The Association of American Universities commissioned the study. More than 27 percent of female college seniors reported that, since entering college, they had experienced unwanted sexual contact carried out by force or incapacitation, usually due to alcohol or drugs. Nearly half of those, 13 percent, had experienced penetration, attempted penetration or oral sex.
Recently there have been several high-profile lawsuits filed by college students in sexual assault cases. For example, Florida State University’s star quarterback was accused of raping a female student at his off-campus apartment. This case, along with others, has drawn the attention of the White House.
In 2014, President Obama appointed the White House Task Force to Protect Students from Sexual Assaults. During the research phase, Rape, Abuse and Incest National Network (RAINN) urged the task force to remain focused on the root of the problem, pointing out that rape is “not caused by cultural factors but by the conscious decisions of a small percentage of the community to commit a violent crime.” RAINN stressed that research suggests 90 percent of rapes at universities are perpetrated by 3 percent of college men–demonstrating the high incidence of recidivism among repeat offenders.
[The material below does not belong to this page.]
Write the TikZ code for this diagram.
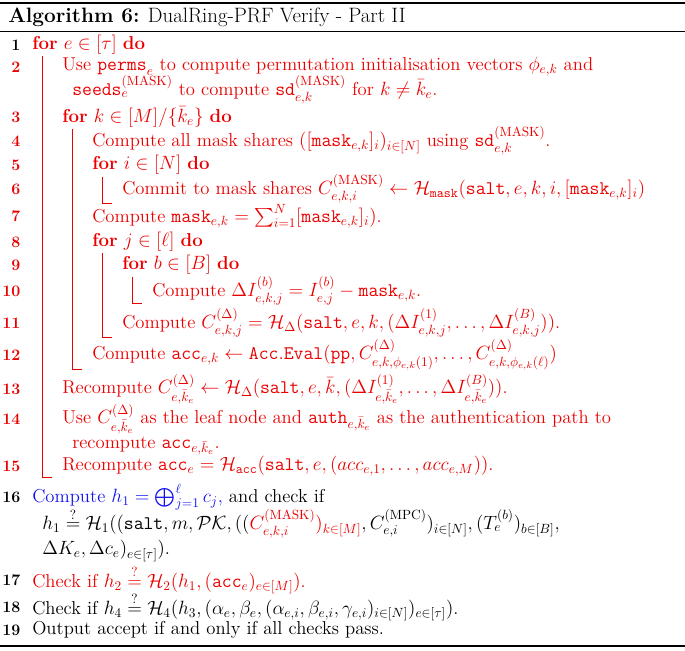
\documentclass[tikz,border=0pt]{standalone}
\usepackage{amsmath,amssymb}
\definecolor{rd}{RGB}{235,0,0}
\definecolor{bl}{RGB}{20,20,240}
\newcommand{\tw}[1]{\mathtt{#1}}
\newcommand{\kb}{\bar{k}_e}
\begin{document}
\begin{tikzpicture}[x=0.75pt,y=-0.75pt,
  ln/.style={anchor=east,font=\fontsize{12}{14}\selectfont\bfseries},
  tx/.style={anchor=west,inner sep=0pt,font=\fontsize{14}{16}\selectfont},
  rt/.style={tx,text=rd},
  bar/.style={draw=rd,line width=0.6pt}]
\useasboundingbox (0,0) rectangle (685,650);
\draw[line width=1.2pt] (0,3) -- (685,3);
\draw[line width=0.6pt] (0,31) -- (685,31);
\draw[line width=1.2pt] (0,646) -- (685,646);
\node[tx,font=\fontsize{15.6}{18}\selectfont] (title) at (8,17) {\textbf{Algorithm 6:} DualRing-PRF Verify - Part II};
% line numbers
\foreach \n/\y/\c in {1/45/black,2/67/rd,3/117/rd,4/141/rd,5/165/rd,6/189/rd,7/216/rd,8/242/rd,9/265/rd,10/291/rd,11/323/rd,12/355/rd,13/389/rd,14/419/rd,15/466/rd,16/497/black,17/580/black,18/607/black,19/630/black}
  \node[ln,text=\c] (n\n) at (25,\y) {\n};
\node[rt] (l1) at (32,45) {\textbf{for} $e\in[\tau]$ \textbf{do}};
\node[rt] (l2) at (62,67) {Use $\tw{perms}_e$ to compute permutation initialisation vectors $\phi_{e,k}$ and};
\node[rt] (l2b) at (72,90) {$\tw{seeds}_e^{(\mathrm{MASK})}$ to compute $\tw{sd}_{e,k}^{(\mathrm{MASK})}$ for $k\neq\bar{k}_e$.};
\node[rt] (l3) at (62,117) {\textbf{for} $k\in[M]/\{\bar{k}_e\}$ \textbf{do}};
\node[rt] (l4) at (92,141) {Compute all mask shares $([\tw{mask}_{e,k}]_i)_{i\in[N]}$ using $\tw{sd}_{e,k}^{(\mathrm{MASK})}$.};
\node[rt] (l5) at (92,165) {\textbf{for} $i\in[N]$ \textbf{do}};
\node[rt] (l6) at (122,189) {Commit to mask shares $C_{e,k,i}^{(\mathrm{MASK})}\leftarrow\mathcal{H}_{\tw{mask}}(\tw{salt},e,k,i,[\tw{mask}_{e,k}]_i)$};
\node[rt] (l7) at (92,216) {Compute $\tw{mask}_{e,k}=\sum_{i=1}^{N}[\tw{mask}_{e,k}]_i)$.};
\node[rt] (l8) at (92,242) {\textbf{for} $j\in[\ell]$ \textbf{do}};
\node[rt] (l9) at (122,265) {\textbf{for} $b\in[B]$ \textbf{do}};
\node[rt] (l10) at (152,291) {Compute $\Delta I_{e,k,j}^{(b)}=I_{e,j}^{(b)}-\tw{mask}_{e,k}$.};
\node[rt] (l11) at (122,323) {Compute $C_{e,k,j}^{(\Delta)}=\mathcal{H}_{\Delta}(\tw{salt},e,k,(\Delta I_{e,k,j}^{(1)},\ldots,\Delta I_{e,k,j}^{(B)}))$.};
\node[rt] (l12) at (92,355) {Compute $\tw{acc}_{e,k}\leftarrow\tw{Acc.Eval}(\tw{pp},C_{e,k,\phi_{e,k}(1)}^{(\Delta)},\ldots,C_{e,k,\phi_{e,k}(\ell)}^{(\Delta)})$};
\node[rt] (l13) at (62,389) {Recompute $C_{e,\kb}^{(\Delta)}\leftarrow\mathcal{H}_{\Delta}(\tw{salt},e,\bar{k},(\Delta I_{e,\kb}^{(1)},\ldots,\Delta I_{e,\kb}^{(B)}))$.};
\node[rt] (l14) at (62,419) {Use $C_{e,\kb}^{(\Delta)}$ as the leaf node and $\tw{auth}_{e,\kb}$ as the authentication path to};
\node[rt] (l14b) at (72,446) {recompute $\tw{acc}_{e,\kb}$.};
\node[rt] (l15) at (62,466) {Recompute $\tw{acc}_e=\mathcal{H}_{\tw{acc}}(\tw{salt},e,(acc_{e,1},\ldots,acc_{e,M}))$.};
\node[tx] (l16) at (32,497) {\textcolor{bl}{Compute $h_1=\bigoplus_{j=1}^{\ell}c_j$,} and check if};
\node[tx] (l16b) at (42,523) {$h_1\overset{?}{=}\mathcal{H}_1((\tw{salt},m,\mathcal{PK},((\textcolor{rd}{C_{e,k,i}^{(\mathrm{MASK})})_{k\in[M]}},C_{e,i}^{(\mathrm{MPC})})_{i\in[N]},(T_e^{(b)})_{b\in[B]},$};
\node[tx] (l16c) at (42,551) {$\Delta K_e,\Delta c_e)_{e\in[\tau]})$.};
\node[rt] (l17) at (32,580) {Check if $h_2\overset{?}{=}\mathcal{H}_2(h_1,(\tw{acc}_e)_{e\in[M]})$.};
\node[tx] (l18) at (32,607) {Check if $h_4\overset{?}{=}\mathcal{H}_4(h_3,(\alpha_e,\beta_e,(\alpha_{e,i},\beta_{e,i},\gamma_{e,i})_{i\in[N]})_{e\in[\tau]})$.};
\node[tx] (l19) at (32,630) {Output accept if and only if all checks pass.};
% block bars
\draw[bar] (42,56) -- (42,477) -- (52,477);
\draw[bar] (72,129) -- (72,369) -- (82,369);
\draw[bar] (102,177) -- (102,203) -- (112,203);
\draw[bar] (102,253) -- (102,337) -- (112,337);
\draw[bar] (132,277) -- (132,303) -- (142,303);
\end{tikzpicture}
\end{document}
In the A.A.U. study, approximately three-fourths of victims did not report the incident to anyone in authority, much less law enforcement.
“Victims are afraid law enforcement won’t take the charge seriously, they feel responsible for the assault, they are ashamed or for any number of personal reasons. It is up to the victim to decide if she wants to prosecute. That is her right,” said Southeastern Louisiana University Police Chief Harold Todd. “When a sexual assault is reported on campus, a medical exam is encouraged, and the victim is directed to seek help at the SELU Counseling Center.”
The SELU Counseling Center is located across from Pursley Hall, at 912 Oak Street.
The Jeanne Clery Act, a consumer protection law passed in 1990, requires all colleges and universities who receive federal funding to share crime statistics and to make this information available to the public. The most recent report for Southeastern provides data for the years 2012– 2014.
It indicates two sexual offenses in 2012, three in 2013 and zero in 2014.
“These numbers aren’t bad for a campus of 15,000 students, and a school the size of a small town,” Todd said.
The University Police Department offers advice and information for students about what steps to take for protection at the Southeastern website.